In optics and photonics, the paraxial wave equation mirrors the Schrödinger equation, so normalization also applies to optical modes. A normalized mode profile ensures that power calculations and overlap integrals are meaningful. Likewise, in quantum information, the state vector of a qubit or a register of qubits must be normalized. The calculator is therefore relevant beyond a single course; it is a practical tool for any setting that uses complex amplitudes and probability densities.
Advanced considerations and extensions
As you move into more advanced problems, you may encounter wave functions with multiple regions, discontinuities, or variable potentials. Normalization remains the same but the integral may require piecewise evaluation. For example, a finite square well has oscillatory behavior inside the well and exponential decay outside it. The total probability is the sum of the integrals from each region. Another extension is spherical coordinates, where the volume element includes r² sin θ, which changes the normalization of radial and angular functions.
- Radial wave functions in three dimensions, normalized with ∫|R(r)|² r² dr = 1.
- Spinor wave functions that include two or more components.
- Time dependent wave packets where normalization is conserved by the Schrödinger equation.
- Discrete lattice models where normalization is a sum over sites.
Common mistakes and validation tips
Even though normalization formulas are straightforward, students often make mistakes in parameters or domain limits. A common error is to apply a formula derived for an infinite interval to a finite interval. Another is to ignore the absolute value and square the wave function directly when it is complex. The best defense is to check your result by evaluating the integral numerically or using the plotted probability density. A correctly normalized wave function will have total area one regardless of the parameter values.

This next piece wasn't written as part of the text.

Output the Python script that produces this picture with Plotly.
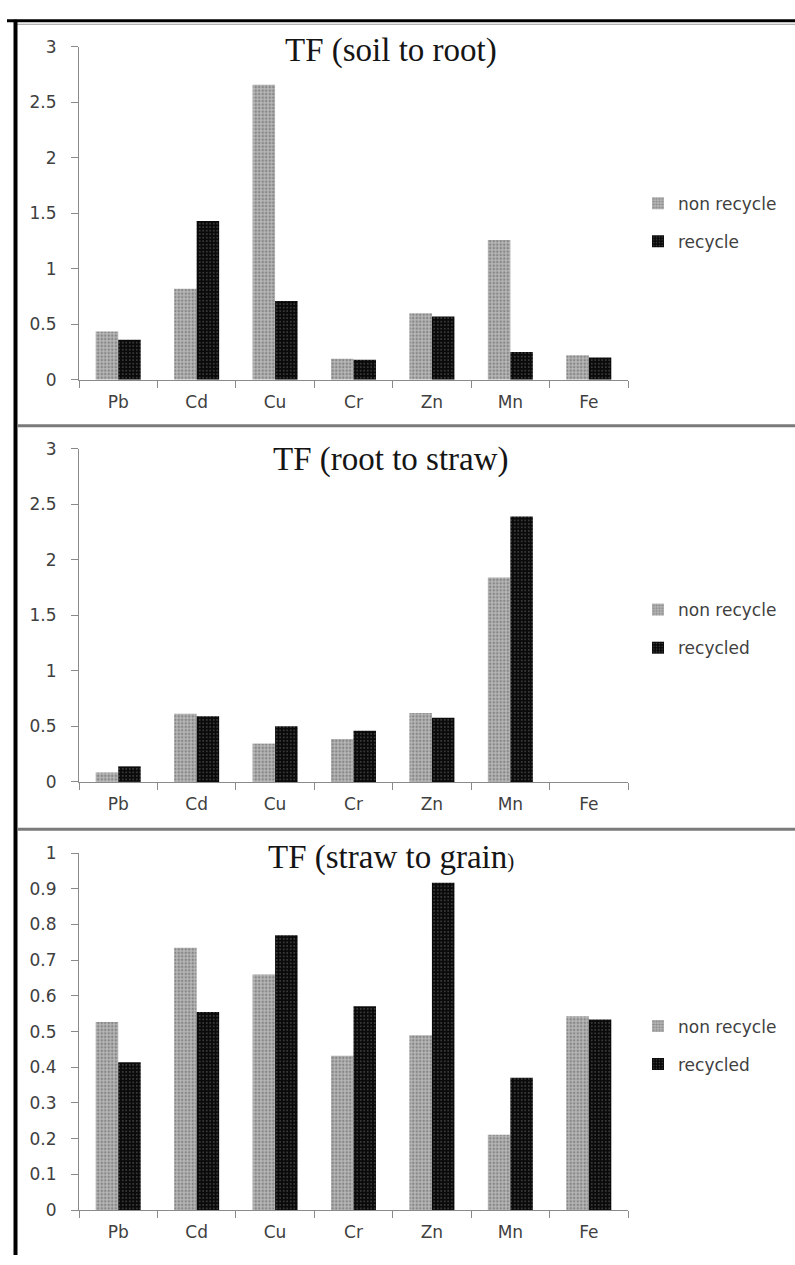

- Check that α, λ, and L are positive and in consistent units.
- Use the correct interval, such as 0 to L for the box and 0 to infinity for the exponential form.
- Remember that |ψ|² is ψ*ψ, which for real functions is just the square, but for complex functions involves the complex conjugate.
- If you switch units, scale parameters accordingly. A change from meters to nanometers changes normalization constants by a factor of √10^9.
Further reading and authoritative references
For authoritative data and deeper explanations, consult the NIST physical constants database for numerical values, the MIT OpenCourseWare quantum physics lectures for derivations and practice problems, and the US Department of Energy Office of Science for research context and publications. These resources provide vetted material that supports the calculations performed by this tool and helps you build intuition about normalization in real systems.
A wave function normalization calculator is not a black box. It is a fast companion that lets you focus on the physics while still validating the mathematics. By understanding the meaning of each parameter and the structure of the normalization integral, you gain confidence in your results and build a foundation for more advanced quantum analysis.